— Start Entries supplied —

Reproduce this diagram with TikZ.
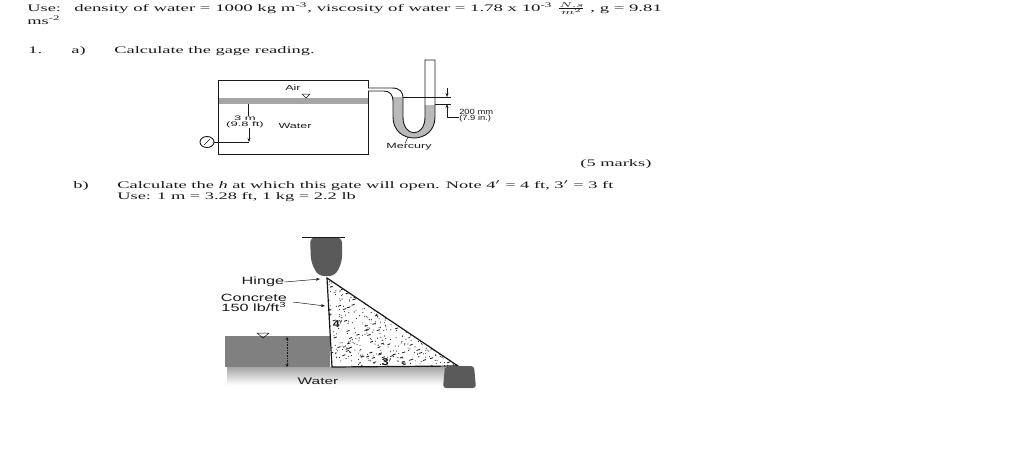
\documentclass[tikz,border=0pt]{standalone}
\usepackage{fontspec}
\setmainfont{Liberation Serif}
\newfontfamily\labelfont{Liberation Sans}
\usepackage{amsmath,amssymb}
\usetikzlibrary{arrows.meta,shapes.geometric}
\definecolor{waterdark}{RGB}{128,128,128}
\definecolor{waterband}{RGB}{165,165,165}
\definecolor{blockdark}{RGB}{90,90,90}
\definecolor{mercurygrey}{RGB}{185,185,185}
\definecolor{printblack}{RGB}{25,25,25}
\tikzset{
	questiontext/.style={anchor=base west,inner sep=0pt,transform shape,xscale=1.84,font=\fontsize{10}{12}\selectfont,text=printblack},
	figlabel/.style={inner sep=0pt,transform shape,xscale=1.67,font=\labelfont\fontsize{7.5}{8}\selectfont,text=printblack},
	biglabel/.style={inner sep=0pt,transform shape,xscale=1.55,font=\labelfont\fontsize{10.5}{10}\selectfont,text=printblack},
	wall/.style={draw=printblack,line width=0.9pt},
	leader/.style={draw=printblack,line width=0.5pt,-{Stealth[length=4pt,width=3pt]}}
}
\begin{document}
\begin{tikzpicture}[x=1pt,y=-1pt]
		\useasboundingbox (0,0) rectangle (1024,467);
		% question text
		\node[questiontext] (use) at (27,11) {Use:};
		\node[questiontext,xscale=1.02] (given) at (74,11) {density of water = 1000 kg m$^{\text{-3}}$, viscosity of water = 1.78 x 10$^{\text{-3}}$ $\frac{N.s}{m^2}$ , g = 9.81};
		\node[questiontext] (unit) at (27,24) {ms$^{\text{-2}}$};
		\node[questiontext] (one) at (28,53) {1.};
		\node[questiontext] (parta) at (71,53) {a)};
		\node[questiontext] (gage) at (114,53) {Calculate the gage reading.};
		\node[questiontext] (marks) at (580,166) {(5 marks)};
		\node[questiontext] (partb) at (73,188) {b)};
		\node[questiontext] (gate) at (117,188) {Calculate the \textit{h} at which this gate will open. Note 4$'$ = 4 ft, 3$'$ = 3 ft};
		\node[questiontext] (conv) at (117,199) {Use: 1 m = 3.28 ft, 1 kg = 2.2 lb};
		% tank
		\fill[waterband] (218,98) rectangle (368,104);
		\draw[wall] (368,88) -- (368,80) -- (218,80) -- (218,154) -- (368,154) -- (368,91);
		\draw[wall,line width=0.5pt] (302,94) -- (310,94) -- (306,98) -- cycle;
		\node[figlabel] (air) at (293,88) {Air};
		\node[figlabel] (water) at (295,126) {Water};
		\node[figlabel,xscale=1.2,font=\labelfont\fontsize{6.5}{7}\selectfont,align=center] (depth) at (245,122) {3 m\\[-1.5pt](9.8 ft)};
		\node[draw=printblack,line width=0.9pt,ellipse,minimum width=14pt,minimum height=11pt,inner sep=0pt] (gauge) at (207,142) {};
		\draw[printblack,line width=0.6pt] (204,145) -- (210,139);
		\coordinate (gaugeend) at (249,142);
		\coordinate (depthtop) at (248,104);
		\draw[wall,line width=0.5pt] (gauge) -- (gaugeend);
		\draw[printblack,line width=0.5pt] (depthtop) -- (depth.north -| depthtop);
		\draw[leader] (depth.south -| gaugeend) -- (gaugeend);
		% manometer
		\fill[mercurygrey] (393,97) -- (393,117) .. controls (393,145) and (435,145) .. (435,117) -- (435,105) -- (425,105) -- (425,117) .. controls (425,138) and (403,138) .. (403,117) -- (403,97) -- cycle;
		\draw[wall] (368,91) -- (384,91) .. controls (390,91) and (393,95) .. (393,101) -- (393,117) .. controls (393,145) and (435,145) .. (435,117) -- (435,60) -- (425,60) -- (425,117) .. controls (425,138) and (403,138) .. (403,117) -- (403,98) .. controls (403,92) and (400,88) .. (392,88) -- (368,88);
		\coordinate (levelleft) at (403,97);
		\coordinate (levelright) at (435,104);
		\coordinate (levelend) at (451,104);
		\draw[printblack,line width=0.5pt] (levelleft) -- (451,97);
		\draw[printblack,line width=0.5pt] (levelright) -- (levelend);
		\draw[leader] (447,88) -- (447,97);
		\draw[leader] (447,117) -- (447,104);
		\node[figlabel,xscale=.75,font=\labelfont\fontsize{7.5}{7.5}\selectfont,align=left,anchor=west] (reading) at (459,116) {200 mm\\[-1.5pt](7.9 in.)};
		\draw[printblack,line width=0.5pt] (447,117) -- (reading.west |- 0,117);
		\node[figlabel] (mercury) at (409,147) {Mercury};
		\draw[printblack,line width=0.5pt] (mercury.north) ++(-4,0) -- (408,137);
		% gate
		\fill[waterdark] (225,336) rectangle (330,367);
		\shade[top color=waterband,bottom color=white] (227,367) rectangle (445,385);
		\coordinate (hingepoint) at (327,278);
		\coordinate (gateleft) at (332,367);
		\coordinate (gateright) at (458,366);
		\begin{scope}
			\clip (hingepoint) -- (gateleft) -- (gateright) -- cycle;
			\pgfmathsetseed{4711}
			\foreach \i in {1,...,520}{
				\pgfmathsetmacro{\dotx}{327+131*rnd}
				\pgfmathsetmacro{\doty}{278+89*rnd}
				\fill[printblack] (\dotx,\doty) circle (0.55);
			}
			\foreach \i in {1,...,120}{
				\pgfmathsetmacro{\dotx}{327+131*rnd}
				\pgfmathsetmacro{\doty}{278+89*rnd}
				\draw[printblack,line width=0.8pt] (\dotx,\doty) -- ++(3,-1);
			}
		\end{scope}
		\draw[wall,line width=1.2pt] (hingepoint) -- (gateright) -- (gateleft) -- cycle;
		% upper and lower blocks
		\fill[blockdark,rounded corners=6pt] (310,237) -- (342,237) -- (342,262) -- (335,276) -- (318,276) -- (311,262) -- cycle;
		\draw[printblack,line width=0.6pt] (302,237) -- (345,237);
		\fill[blockdark,rounded corners=3pt] (445,366) -- (474,366) -- (476,388) -- (443,388) -- cycle;
		\draw[printblack,line width=0.5pt] (257,333) -- (269,333) -- (263,338) -- cycle;
		\draw[printblack,line width=0.6pt,densely dotted,{Stealth[length=3pt,width=3pt]}-{Stealth[length=3pt,width=3pt]}] (287,337) -- (287,367);
		\node[biglabel] (hinge) at (263,282) {Hinge};
		\node[biglabel,align=center] (concrete) at (254,303) {Concrete\\150 lb/ft$^{\text{3}}$};
		\node[biglabel,xscale=1.05,font=\labelfont\fontsize{9.5}{9.5}\selectfont] (waterb) at (318,381) {Water};
		\node[biglabel,xscale=.8,font=\labelfont\bfseries\fontsize{10}{10}\selectfont] (fourft) at (338,324) {4$'$};
		\node[biglabel,xscale=.8,font=\labelfont\bfseries\fontsize{10}{10}\selectfont] (threeft) at (387,362) {3$'$};
		\coordinate (hingetip) at (320,279);
		\coordinate (concretetip) at (325,306);
		\coordinate (concretestart) at (293,302);
		\draw[leader] (hinge.east) -- (hingetip);
		\draw[leader] (concretestart) -- (concretetip);
	\end{tikzpicture}
\end{document}
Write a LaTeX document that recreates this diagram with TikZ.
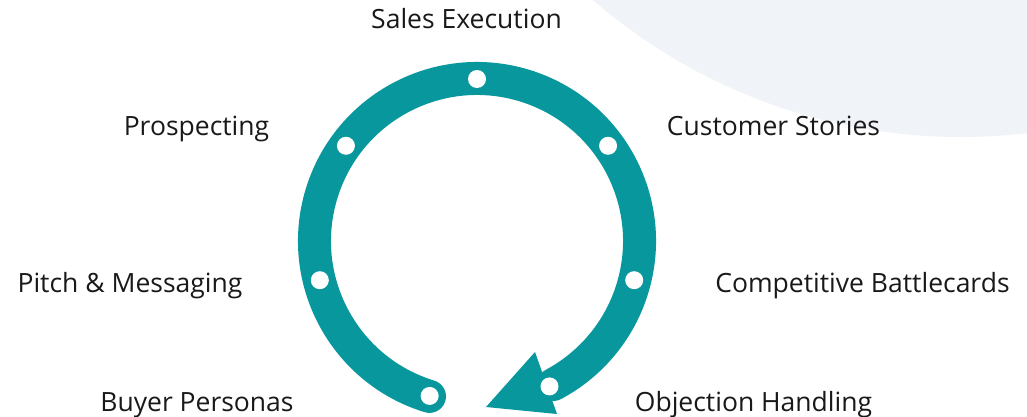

— End Entries supplied —

The task> Copy every line of the material in which the word "diagram" occurs.

Answer in full>
Reproduce this diagram with TikZ.
Write a LaTeX document that recreates this diagram with TikZ.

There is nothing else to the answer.